## Begin Information supplied

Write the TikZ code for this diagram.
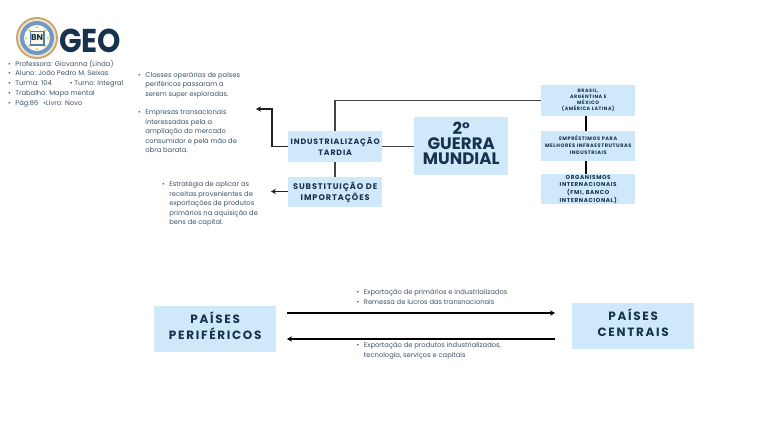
\documentclass[tikz,border=0pt]{standalone}
\usepackage{fontspec}
\setmainfont{Poppins}
\newfontfamily\body{Poppins}
\newfontfamily\headA[LetterSpace=11]{Poppins Bold}
\newfontfamily\headC[LetterSpace=14]{Poppins Bold}
\newfontfamily\headB{Poppins Bold}
\newfontfamily\geofont[FakeStretch=0.9]{Poppins Bold}
\definecolor{boxblue}{HTML}{CFE9FA}
\definecolor{ink}{HTML}{17324D}
\definecolor{bodyink}{HTML}{3E5468}
\definecolor{conn}{HTML}{222222}
\definecolor{logotan}{HTML}{C9A66B}
\definecolor{logoblue}{HTML}{4F7FB5}
\definecolor{logoyellow}{HTML}{F0D85A}
\newcommand{\bl}{\makebox[7.2pt][l]{•}}
\newcommand{\nb}{\hspace*{7.2pt}}
\usetikzlibrary{arrows.meta}
\tikzset{
  x=1pt,y=-1pt,
  cbox/.style={fill=boxblue,inner sep=0pt,align=center,text=ink,anchor=north west},
  hd/.style 2 args={font=\headA\fontsize{#1}{#2}\selectfont},
  hdc/.style 2 args={font=\headC\fontsize{#1}{#2}\selectfont},
  txt/.style={anchor=north west,inner sep=0pt,align=left,text=bodyink,font=\body\fontsize{6.75}{9.5}\selectfont},
  thick line/.style={draw=conn,line width=1.5pt},
  tip/.style={-{Stealth[length=5pt,width=5.5pt]}},
}
\begin{document}
\begin{tikzpicture}
\useasboundingbox[fill=white] (0,0) rectangle (768,431);
% logo
\fill[logotan] (37,38) circle (21);
\fill[white!70!logotan] (37,38) circle (19);
\fill[logoblue!80!white] (37,38) circle (17);
\fill[white] (37,38) circle (13);
\foreach \a in {0,45,...,315} \fill[logoyellow] (37,38) ++(\a:11) circle (1.6);
\fill[logoblue] (29.5,30.5) rectangle (44.5,45.5);
\fill[white!80!logoyellow] (31,32) rectangle (43,44);
\node[inner sep=0pt,text=ink,font=\headB\fontsize{8.5}{8.5}\selectfont] (logo) at (37,38) {BN};
\node[anchor=south west,inner sep=0pt,text height=24pt,text depth=0pt,text=ink,font=\geofont\fontsize{33}{33}\selectfont] (geo) at (59,53) {GEO};
% boxes
\node[cbox,minimum width=94pt,minimum height=31pt,hd={7.8}{10.5}] (ind) at (288,131) {INDUSTRIALIZAÇÃO\\TARDIA};
\node[cbox,minimum width=94pt,minimum height=30pt,hd={8.2}{11}] (sub) at (288,177) {SUBSTITUIÇÃO DE\\IMPORTAÇÕES};
\node[cbox,minimum width=94pt,minimum height=58pt,font=\fontspec{Poppins Bold}\fontsize{16.6}{15}\selectfont] (guerra) at (414,117) {2°\\GUERRA\\MUNDIAL\\[-10pt]~};
\node[cbox,minimum width=94pt,minimum height=31pt,hd={4.8}{6.2}] (bra) at (541,85) {BRASIL,\\ARGENTINA E\\MÉXICO\\(AMÉRICA LATINA)\\[-4pt]~};
\node[cbox,minimum width=94pt,minimum height=30pt,hd={5}{6.9}] (emp) at (541,131) {EMPRÉSTIMOS PARA\\MELHORES INFRAESTRUTURAS\\INDUSTRIAIS\\[-4pt]~};
\node[cbox,minimum width=94pt,minimum height=30pt,hd={5.7}{7.7}] (org) at (541,174) {ORGANISMOS\\INTERNACIONAIS\\(FMI, BANCO\\INTERNACIONAL)};
\node[cbox,minimum width=122pt,minimum height=46pt,hdc={12}{16}] (per) at (154,306) {PAÍSES\\PERIFÉRICOS\\[-8pt]~};
\node[cbox,minimum width=122pt,minimum height=46pt,hdc={12}{16}] (cen) at (572,303) {PAÍSES\\CENTRAIS\\[-8pt]~};
% texts
\node[txt,font=\body\fontsize{6.75}{9.8}\selectfont] (t1) at (8,59.5) {\bl Professora: Giovanna (Linda)\\\bl Aluno: João Pedro M. Seixas\\\bl Turma: 104\hspace{18pt}• Turno: Integral\\\bl Trabalho: Mapa mental\\\bl Pág:86\hspace{3pt} •Livro: Novo};
\node[txt] (t2) at (138,72) {\bl Classes operárias de países\\\nb periféricos passaram a\\\nb serem super exploradas.\\[9pt]\bl Empresas transacionais\\\nb interessadas pela a\\\nb ampliação do mercado\\\nb consumidor e pela mão de\\\nb obra barata.};
\node[txt] (t3) at (162,181.5) {\bl Estratégia de aplicar as\\\nb receitas provenientes de\\\nb exportações de produtos\\\nb primários na aquisição de\\\nb bens de capital.};
\node[txt] (t4) at (356.5,289.5) {\bl Exportação de primários e industrializados\\\bl Remessa de lucros das transnacionais};
\node[txt] (t5) at (356.5,342.5) {\bl Exportação de produtos industrializados,\\\nb tecnologia, serviços e capitais};
% connectors
\coordinate (a1) at (256,109);
\coordinate (a2) at (271,191.5);
\coordinate (b1) at (287,313);
\coordinate (b2) at (555,313);
\coordinate (c1) at (555,339);
\coordinate (c2) at (287,339);
\draw[thick line,draw=conn!85!white] (ind.north) |- (bra.west);
\draw[thick line,tip] (ind.west) -| (272,109) -- (a1);
\draw[thick line,draw=conn!85!white] (ind.east) -- (guerra.west |- ind.east);
\draw[thick line,draw=conn!85!white] (ind.south) -- (sub.north);
\draw[thick line,tip] (sub.west |- a2) -- (a2);
\draw[line width=1.8pt,black] ([xshift=-2.5pt]bra.south) -- ([xshift=-2.5pt]emp.north);
\draw[line width=1.8pt,black] ([xshift=-2.5pt]emp.south) -- ([xshift=-2.5pt]org.north);
\draw[thick line,tip,black] (b1) -- (b2);
\draw[thick line,tip,black] (c1) -- (c2);
\end{tikzpicture}
\end{document}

## End Information supplied

- Request
Transcribe the listing in full and omit the pictures.

- Response
Write the TikZ code for this diagram.
\documentclass[tikz,border=0pt]{standalone}
\usepackage{fontspec}
\setmainfont{Poppins}
\newfontfamily\body{Poppins}
\newfontfamily\headA[LetterSpace=11]{Poppins Bold}
\newfontfamily\headC[LetterSpace=14]{Poppins Bold}
\newfontfamily\headB{Poppins Bold}
\newfontfamily\geofont[FakeStretch=0.9]{Poppins Bold}
\definecolor{boxblue}{HTML}{CFE9FA}
\definecolor{ink}{HTML}{17324D}
\definecolor{bodyink}{HTML}{3E5468}
\definecolor{conn}{HTML}{222222}
\definecolor{logotan}{HTML}{C9A66B}
\definecolor{logoblue}{HTML}{4F7FB5}
\definecolor{logoyellow}{HTML}{F0D85A}
\newcommand{\bl}{\makebox[7.2pt][l]{•}}
\newcommand{\nb}{\hspace*{7.2pt}}
\usetikzlibrary{arrows.meta}
\tikzset{
  x=1pt,y=-1pt,
  cbox/.style={fill=boxblue,inner sep=0pt,align=center,text=ink,anchor=north west},
  hd/.style 2 args={font=\headA\fontsize{#1}{#2}\selectfont},
  hdc/.style 2 args={font=\headC\fontsize{#1}{#2}\selectfont},
  txt/.style={anchor=north west,inner sep=0pt,align=left,text=bodyink,font=\body\fontsize{6.75}{9.5}\selectfont},
  thick line/.style={draw=conn,line width=1.5pt},
  tip/.style={-{Stealth[length=5pt,width=5.5pt]}},
}
\begin{document}
\begin{tikzpicture}
\useasboundingbox[fill=white] (0,0) rectangle (768,431);
% logo
\fill[logotan] (37,38) circle (21);
\fill[white!70!logotan] (37,38) circle (19);
\fill[logoblue!80!white] (37,38) circle (17);
\fill[white] (37,38) circle (13);
\foreach \a in {0,45,...,315} \fill[logoyellow] (37,38) ++(\a:11) circle (1.6);
\fill[logoblue] (29.5,30.5) rectangle (44.5,45.5);
\fill[white!80!logoyellow] (31,32) rectangle (43,44);
\node[inner sep=0pt,text=ink,font=\headB\fontsize{8.5}{8.5}\selectfont] (logo) at (37,38) {BN};
\node[anchor=south west,inner sep=0pt,text height=24pt,text depth=0pt,text=ink,font=\geofont\fontsize{33}{33}\selectfont] (geo) at (59,53) {GEO};
% boxes
\node[cbox,minimum width=94pt,minimum height=31pt,hd={7.8}{10.5}] (ind) at (288,131) {INDUSTRIALIZAÇÃO\\TARDIA};
\node[cbox,minimum width=94pt,minimum height=30pt,hd={8.2}{11}] (sub) at (288,177) {SUBSTITUIÇÃO DE\\IMPORTAÇÕES};
\node[cbox,minimum width=94pt,minimum height=58pt,font=\fontspec{Poppins Bold}\fontsize{16.6}{15}\selectfont] (guerra) at (414,117) {2°\\GUERRA\\MUNDIAL\\[-10pt]~};
\node[cbox,minimum width=94pt,minimum height=31pt,hd={4.8}{6.2}] (bra) at (541,85) {BRASIL,\\ARGENTINA E\\MÉXICO\\(AMÉRICA LATINA)\\[-4pt]~};
\node[cbox,minimum width=94pt,minimum height=30pt,hd={5}{6.9}] (emp) at (541,131) {EMPRÉSTIMOS PARA\\MELHORES INFRAESTRUTURAS\\INDUSTRIAIS\\[-4pt]~};
\node[cbox,minimum width=94pt,minimum height=30pt,hd={5.7}{7.7}] (org) at (541,174) {ORGANISMOS\\INTERNACIONAIS\\(FMI, BANCO\\INTERNACIONAL)};
\node[cbox,minimum width=122pt,minimum height=46pt,hdc={12}{16}] (per) at (154,306) {PAÍSES\\PERIFÉRICOS\\[-8pt]~};
\node[cbox,minimum width=122pt,minimum height=46pt,hdc={12}{16}] (cen) at (572,303) {PAÍSES\\CENTRAIS\\[-8pt]~};
% texts
\node[txt,font=\body\fontsize{6.75}{9.8}\selectfont] (t1) at (8,59.5) {\bl Professora: Giovanna (Linda)\\\bl Aluno: João Pedro M. Seixas\\\bl Turma: 104\hspace{18pt}• Turno: Integral\\\bl Trabalho: Mapa mental\\\bl Pág:86\hspace{3pt} •Livro: Novo};
\node[txt] (t2) at (138,72) {\bl Classes operárias de países\\\nb periféricos passaram a\\\nb serem super exploradas.\\[9pt]\bl Empresas transacionais\\\nb interessadas pela a\\\nb ampliação do mercado\\\nb consumidor e pela mão de\\\nb obra barata.};
\node[txt] (t3) at (162,181.5) {\bl Estratégia de aplicar as\\\nb receitas provenientes de\\\nb exportações de produtos\\\nb primários na aquisição de\\\nb bens de capital.};
\node[txt] (t4) at (356.5,289.5) {\bl Exportação de primários e industrializados\\\bl Remessa de lucros das transnacionais};
\node[txt] (t5) at (356.5,342.5) {\bl Exportação de produtos industrializados,\\\nb tecnologia, serviços e capitais};
% connectors
\coordinate (a1) at (256,109);
\coordinate (a2) at (271,191.5);
\coordinate (b1) at (287,313);
\coordinate (b2) at (555,313);
\coordinate (c1) at (555,339);
\coordinate (c2) at (287,339);
\draw[thick line,draw=conn!85!white] (ind.north) |- (bra.west);
\draw[thick line,tip] (ind.west) -| (272,109) -- (a1);
\draw[thick line,draw=conn!85!white] (ind.east) -- (guerra.west |- ind.east);
\draw[thick line,draw=conn!85!white] (ind.south) -- (sub.north);
\draw[thick line,tip] (sub.west |- a2) -- (a2);
\draw[line width=1.8pt,black] ([xshift=-2.5pt]bra.south) -- ([xshift=-2.5pt]emp.north);
\draw[line width=1.8pt,black] ([xshift=-2.5pt]emp.south) -- ([xshift=-2.5pt]org.north);
\draw[thick line,tip,black] (b1) -- (b2);
\draw[thick line,tip,black] (c1) -- (c2);
\end{tikzpicture}
\end{document}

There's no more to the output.